**GIVEN INSTRUCTION:** Set the listing down again exactly, please, apart from its pictures.

>> begin DATA BLOCK

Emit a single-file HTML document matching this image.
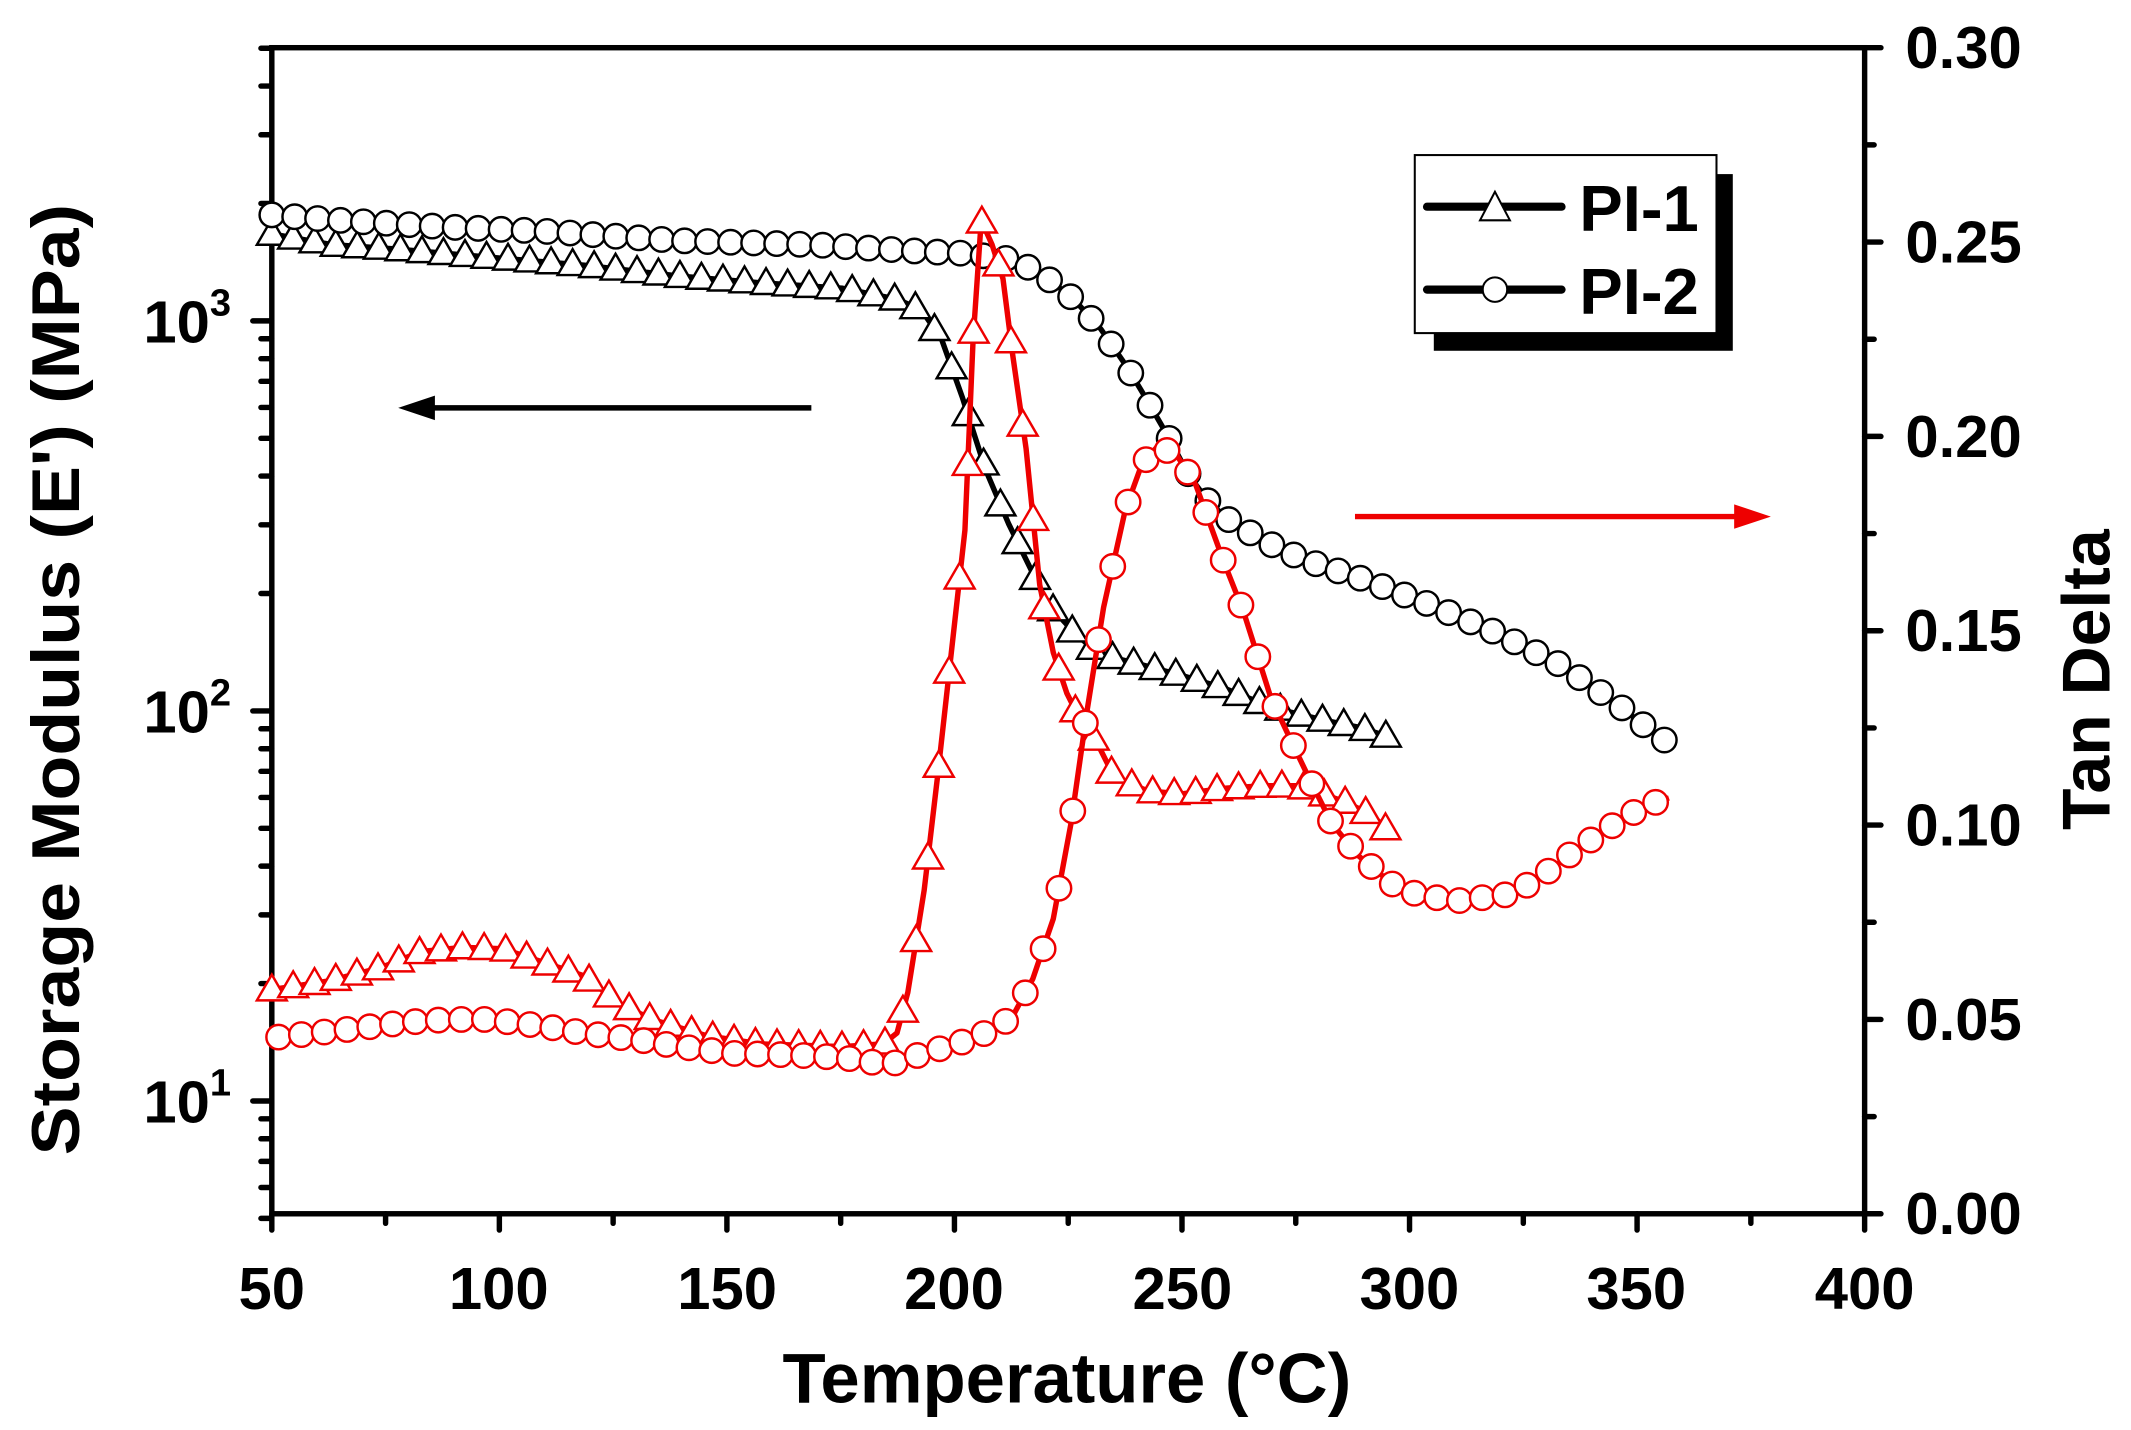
<!DOCTYPE html>
<html><head><meta charset="utf-8"><style>
html,body{margin:0;padding:0;background:#fff;}
svg{display:block;}
text{font-family:"Liberation Sans",Arial,sans-serif;font-weight:bold;fill:#000;}
</style></head><body>
<svg id="s" width="2131" height="1430" viewBox="0 0 1568 1052" xmlns="http://www.w3.org/2000/svg">
<rect x="0" y="0" width="1568" height="1052" fill="#fff"/>
<g id="ax" stroke="#000" stroke-width="4" fill="none" stroke-linecap="round">
<rect x="200" y="35" width="1172" height="858"/>
</g>
<g id="ticks" stroke="#000" stroke-width="4" stroke-linecap="round"></g>
<g id="series"></g>
<g font-size="44" text-anchor="middle">
<text x="200" y="963">50</text><text x="367" y="963">100</text><text x="535" y="963">150</text><text x="702" y="963">200</text><text x="870" y="963">250</text><text x="1037" y="963">300</text><text x="1204" y="963">350</text><text x="1372" y="963">400</text>
</g>
<g font-size="44" text-anchor="start">
<text x="1402" y="50">0.30</text><text x="1402" y="193">0.25</text><text x="1402" y="336">0.20</text><text x="1402" y="479">0.15</text><text x="1402" y="622">0.10</text><text x="1402" y="765">0.05</text><text x="1402" y="908">0.00</text>
</g>
<g font-size="44" text-anchor="end">
<text x="170" y="252">10<tspan dy="-20" font-size="28">3</tspan></text>
<text x="170" y="539">10<tspan dy="-20" font-size="28">2</tspan></text>
<text x="170" y="826">10<tspan dy="-20" font-size="28">1</tspan></text>
</g>
<text x="785" y="1032" font-size="52" text-anchor="middle">Temperature (°C)</text>
<text transform="translate(58,500) rotate(-90)" font-size="50" text-anchor="middle" textLength="700" lengthAdjust="spacingAndGlyphs">Storage Modulus (E') (MPa)</text>
<text transform="translate(1552,500) rotate(-90)" font-size="50" text-anchor="middle">Tan Delta</text>
<line x1="597" y1="300" x2="305" y2="300" stroke="#000" stroke-width="4"/>
<polygon points="293,300 320,291 320,309" fill="#000"/>
<line x1="997" y1="380" x2="1290" y2="380" stroke="#e00" stroke-width="4"/>
<polygon points="1303,380 1276,371 1276,389" fill="#e00"/>
<rect x="1055" y="128" width="220" height="130" fill="#000"/>
<rect x="1041" y="114" width="222" height="131" fill="#fff" stroke="#000" stroke-width="1.5"/>
<line x1="1050" y1="152" x2="1149" y2="152" stroke="#000" stroke-width="6" stroke-linecap="round"/>
<polygon points="1100,141 1089,162 1111,162" fill="#fff" stroke="#000" stroke-width="1.5"/>
<line x1="1050" y1="213" x2="1149" y2="213" stroke="#000" stroke-width="6" stroke-linecap="round"/>
<circle cx="1100" cy="213" r="9" fill="#fff" stroke="#000" stroke-width="1.5"/>
<text x="1162" y="170" font-size="48">PI-1</text>
<text x="1162" y="231" font-size="48">PI-2</text>
</svg>
<script>
var NS="http://www.w3.org/2000/svg";
function el(t,a,p){var e=document.createElementNS(NS,t);for(var k in a)e.setAttribute(k,a[k]);p.appendChild(e);return e;}
var tk=document.getElementById('ticks');
for(var i=0;i<=14;i++){var x=200+i*1172/14;var L=(i%2==0)?12:7;el('line',{x1:x,y1:893,x2:x,y2:893+L},tk);}
for(var i=0;i<=12;i++){var y=893-i*858/12;var L=(i%2==0)?12:7;el('line',{x1:1372,y1:y,x2:1372+L,y2:y},tk);}
function ly(v){return 236-(Math.log10(v)-3)*287;}
[1,2,3].forEach(function(d){for(var m=1;m<10;m++){var v=m*Math.pow(10,d);if(v<5||v>5000)continue;var y=ly(v);var L=(m==1)?14:8;el('line',{x1:200,y1:y,x2:200-L,y2:y},tk);}});
[5,6,7,8,9].forEach(function(m){var y=ly(m);el('line',{x1:200,y1:y,x2:192,y2:y},tk);});
var sg=document.getElementById('series');
function ser(pts,col,mk,sp){
 el('polyline',{points:pts.map(function(p){return p.join(',')}).join(' '),fill:'none',stroke:col,'stroke-width':4,'stroke-linejoin':'round'},sg);
 var acc=0,next=0;
 for(var i=0;i<pts.length-1;i++){var a=pts[i],b=pts[i+1];var dx=b[0]-a[0],dy=b[1]-a[1];var d=Math.abs(dx)+Math.abs(dy)*0.12;
  while(next<=acc+d){var t=(next-acc)/d;var x=a[0]+dx*t,y=a[1]+dy*t;
   if(mk=='c')el('circle',{cx:x,cy:y,r:9,fill:'#fff',stroke:col,'stroke-width':1.8},sg);
   else el('polygon',{points:x+','+(y-11)+' '+(x-11)+','+(y+8)+' '+(x+11)+','+(y+8),fill:'#fff',stroke:col,'stroke-width':1.8},sg);
   next+=sp;}
  acc+=d;}
}
var b1=[[200,172],[245,180],[290,183],[370,190],[430,195],[500,203],[560,208],[620,212],[660,220],[678,228],[693,250],[708,292],[725,345],[742,385],[763,428],[770,443],[790,465],[805,478],[820,484],[840,489],[870,497],[900,506],[925,516],[950,524],[975,530],[1000,535],[1025,543]];
var b2=[[200,158],[250,162],[330,167],[400,170],[500,177],[600,180],[680,185],[705,186],[740,190],[765,200],[790,220],[810,242],[830,271],[845,296],[860,322],[875,350],[890,370],[905,383],[930,398],[960,412],[1000,425],[1050,444],[1100,465],[1150,490],[1190,518],[1215,538],[1230,548]];
var r1=[[200,728],[240,722],[280,712],[310,700],[340,697],[370,698],[400,708],[430,718],[455,738],[480,750],[520,762],[560,768],[620,770],[650,768],[660,760],[668,730],[680,655],[690,570],[700,480],[710,390],[716,250],[722,162],[730,180],[738,205],[745,260],[755,330],[765,430],[775,480],[785,510],[795,530],[808,548],[820,572],[845,582],[870,584],[900,580],[930,578],[955,578],[970,583],[990,590],[1010,600],[1020,610]];
var r2=[[205,763],[250,758],[300,752],[330,750],[360,750],[400,755],[430,760],[470,765],[500,770],[540,775],[580,776],[620,778],[645,782],[660,782],[670,778],[690,772],[710,766],[730,758],[745,748],[760,720],[775,676],[788,606],[800,522],[812,447],[828,375],[840,342],[852,328],[866,335],[880,357],[900,412],[915,450],[935,513],[950,545],[963,572],[980,606],[1000,630],[1030,655],[1070,663],[1110,658],[1130,648],[1160,625],[1190,605],[1210,593],[1228,587]];
ser(b1,'#000','t',16);ser(b2,'#000','c',17);ser(r1,'#e00','t',16);ser(r2,'#e00','c',17);
</script>
</body></html>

>> end DATA BLOCK

**WORKED ANSWER:**
Emit a single-file HTML document matching this image.
<!DOCTYPE html>
<html><head><meta charset="utf-8"><style>
html,body{margin:0;padding:0;background:#fff;}
svg{display:block;}
text{font-family:"Liberation Sans",Arial,sans-serif;font-weight:bold;fill:#000;}
</style></head><body>
<svg id="s" width="2131" height="1430" viewBox="0 0 1568 1052" xmlns="http://www.w3.org/2000/svg">
<rect x="0" y="0" width="1568" height="1052" fill="#fff"/>
<g id="ax" stroke="#000" stroke-width="4" fill="none" stroke-linecap="round">
<rect x="200" y="35" width="1172" height="858"/>
</g>
<g id="ticks" stroke="#000" stroke-width="4" stroke-linecap="round"></g>
<g id="series"></g>
<g font-size="44" text-anchor="middle">
<text x="200" y="963">50</text><text x="367" y="963">100</text><text x="535" y="963">150</text><text x="702" y="963">200</text><text x="870" y="963">250</text><text x="1037" y="963">300</text><text x="1204" y="963">350</text><text x="1372" y="963">400</text>
</g>
<g font-size="44" text-anchor="start">
<text x="1402" y="50">0.30</text><text x="1402" y="193">0.25</text><text x="1402" y="336">0.20</text><text x="1402" y="479">0.15</text><text x="1402" y="622">0.10</text><text x="1402" y="765">0.05</text><text x="1402" y="908">0.00</text>
</g>
<g font-size="44" text-anchor="end">
<text x="170" y="252">10<tspan dy="-20" font-size="28">3</tspan></text>
<text x="170" y="539">10<tspan dy="-20" font-size="28">2</tspan></text>
<text x="170" y="826">10<tspan dy="-20" font-size="28">1</tspan></text>
</g>
<text x="785" y="1032" font-size="52" text-anchor="middle">Temperature (°C)</text>
<text transform="translate(58,500) rotate(-90)" font-size="50" text-anchor="middle" textLength="700" lengthAdjust="spacingAndGlyphs">Storage Modulus (E') (MPa)</text>
<text transform="translate(1552,500) rotate(-90)" font-size="50" text-anchor="middle">Tan Delta</text>
<line x1="597" y1="300" x2="305" y2="300" stroke="#000" stroke-width="4"/>
<polygon points="293,300 320,291 320,309" fill="#000"/>
<line x1="997" y1="380" x2="1290" y2="380" stroke="#e00" stroke-width="4"/>
<polygon points="1303,380 1276,371 1276,389" fill="#e00"/>
<rect x="1055" y="128" width="220" height="130" fill="#000"/>
<rect x="1041" y="114" width="222" height="131" fill="#fff" stroke="#000" stroke-width="1.5"/>
<line x1="1050" y1="152" x2="1149" y2="152" stroke="#000" stroke-width="6" stroke-linecap="round"/>
<polygon points="1100,141 1089,162 1111,162" fill="#fff" stroke="#000" stroke-width="1.5"/>
<line x1="1050" y1="213" x2="1149" y2="213" stroke="#000" stroke-width="6" stroke-linecap="round"/>
<circle cx="1100" cy="213" r="9" fill="#fff" stroke="#000" stroke-width="1.5"/>
<text x="1162" y="170" font-size="48">PI-1</text>
<text x="1162" y="231" font-size="48">PI-2</text>
</svg>
<script>
var NS="http://www.w3.org/2000/svg";
function el(t,a,p){var e=document.createElementNS(NS,t);for(var k in a)e.setAttribute(k,a[k]);p.appendChild(e);return e;}
var tk=document.getElementById('ticks');
for(var i=0;i<=14;i++){var x=200+i*1172/14;var L=(i%2==0)?12:7;el('line',{x1:x,y1:893,x2:x,y2:893+L},tk);}
for(var i=0;i<=12;i++){var y=893-i*858/12;var L=(i%2==0)?12:7;el('line',{x1:1372,y1:y,x2:1372+L,y2:y},tk);}
function ly(v){return 236-(Math.log10(v)-3)*287;}
[1,2,3].forEach(function(d){for(var m=1;m<10;m++){var v=m*Math.pow(10,d);if(v<5||v>5000)continue;var y=ly(v);var L=(m==1)?14:8;el('line',{x1:200,y1:y,x2:200-L,y2:y},tk);}});
[5,6,7,8,9].forEach(function(m){var y=ly(m);el('line',{x1:200,y1:y,x2:192,y2:y},tk);});
var sg=document.getElementById('series');
function ser(pts,col,mk,sp){
 el('polyline',{points:pts.map(function(p){return p.join(',')}).join(' '),fill:'none',stroke:col,'stroke-width':4,'stroke-linejoin':'round'},sg);
 var acc=0,next=0;
 for(var i=0;i<pts.length-1;i++){var a=pts[i],b=pts[i+1];var dx=b[0]-a[0],dy=b[1]-a[1];var d=Math.abs(dx)+Math.abs(dy)*0.12;
  while(next<=acc+d){var t=(next-acc)/d;var x=a[0]+dx*t,y=a[1]+dy*t;
   if(mk=='c')el('circle',{cx:x,cy:y,r:9,fill:'#fff',stroke:col,'stroke-width':1.8},sg);
   else el('polygon',{points:x+','+(y-11)+' '+(x-11)+','+(y+8)+' '+(x+11)+','+(y+8),fill:'#fff',stroke:col,'stroke-width':1.8},sg);
   next+=sp;}
  acc+=d;}
}
var b1=[[200,172],[245,180],[290,183],[370,190],[430,195],[500,203],[560,208],[620,212],[660,220],[678,228],[693,250],[708,292],[725,345],[742,385],[763,428],[770,443],[790,465],[805,478],[820,484],[840,489],[870,497],[900,506],[925,516],[950,524],[975,530],[1000,535],[1025,543]];
var b2=[[200,158],[250,162],[330,167],[400,170],[500,177],[600,180],[680,185],[705,186],[740,190],[765,200],[790,220],[810,242],[830,271],[845,296],[860,322],[875,350],[890,370],[905,383],[930,398],[960,412],[1000,425],[1050,444],[1100,465],[1150,490],[1190,518],[1215,538],[1230,548]];
var r1=[[200,728],[240,722],[280,712],[310,700],[340,697],[370,698],[400,708],[430,718],[455,738],[480,750],[520,762],[560,768],[620,770],[650,768],[660,760],[668,730],[680,655],[690,570],[700,480],[710,390],[716,250],[722,162],[730,180],[738,205],[745,260],[755,330],[765,430],[775,480],[785,510],[795,530],[808,548],[820,572],[845,582],[870,584],[900,580],[930,578],[955,578],[970,583],[990,590],[1010,600],[1020,610]];
var r2=[[205,763],[250,758],[300,752],[330,750],[360,750],[400,755],[430,760],[470,765],[500,770],[540,775],[580,776],[620,778],[645,782],[660,782],[670,778],[690,772],[710,766],[730,758],[745,748],[760,720],[775,676],[788,606],[800,522],[812,447],[828,375],[840,342],[852,328],[866,335],[880,357],[900,412],[915,450],[935,513],[950,545],[963,572],[980,606],[1000,630],[1030,655],[1070,663],[1110,658],[1130,648],[1160,625],[1190,605],[1210,593],[1228,587]];
ser(b1,'#000','t',16);ser(b2,'#000','c',17);ser(r1,'#e00','t',16);ser(r2,'#e00','c',17);
</script>
</body></html>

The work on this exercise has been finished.